Livestock are Mongolia’s national treasure. They are also central to Mongolia’s economy and food security. This perhaps also explains partly the government’s policy to attain food security.

Their protection is enshrined in the national constitution. According to Dr. J. Batsuuri, Social Policy Advisor to the Prime Minister, "the Constitution protects and ensure the safety of the President, the Prime Minister, the Speaker of the House and the Livestock; but first priority is the livestock."

The Disaster

In a predominantly herders country, death of livestock spells disaster for the very poor and poor herders. The drought in summer of 1999, the coming of early winter in September, "bitterly cold weather" (-50 degree centigrade) in some areas and the severe snowstorm from September to March all contributed to the death of approximately 1,787,744 animals in 13 aimags or 171 sums altogether.
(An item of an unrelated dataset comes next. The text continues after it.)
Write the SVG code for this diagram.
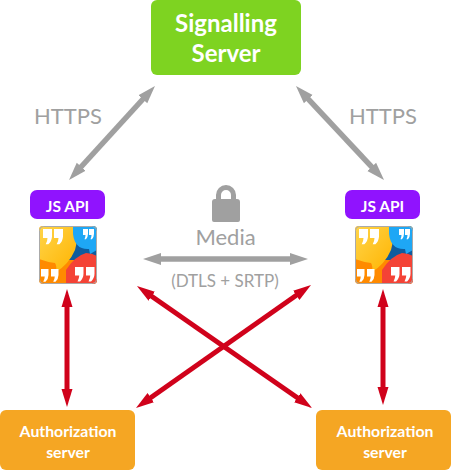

Mongolia has a three tiered system of regional administration. It is comprised of 18 aimags (provinces) each with its own governor and administrative system. Each aimag has an average of 20 sums (districts), also with their own governor and administrative committee. Each sum, has four bags (community centre), with a bag leader and citizens committee. The bag leader has the closest contact with herders and interacts with them at the grassroots level. Each bag holds a meeting of all herders four times a year which is also attended by the sum governor or his representative. This system feeds information upwards to the central government.

The Mongolians call this weather phenomenon multiple dzud, the worst dzud in 30 years.

As of April 1, this has affected 13 of the 21 aimags and about 412,000 or 15.7% of the total population of Mongolia. The figures will certainly climb as more sums become accessible.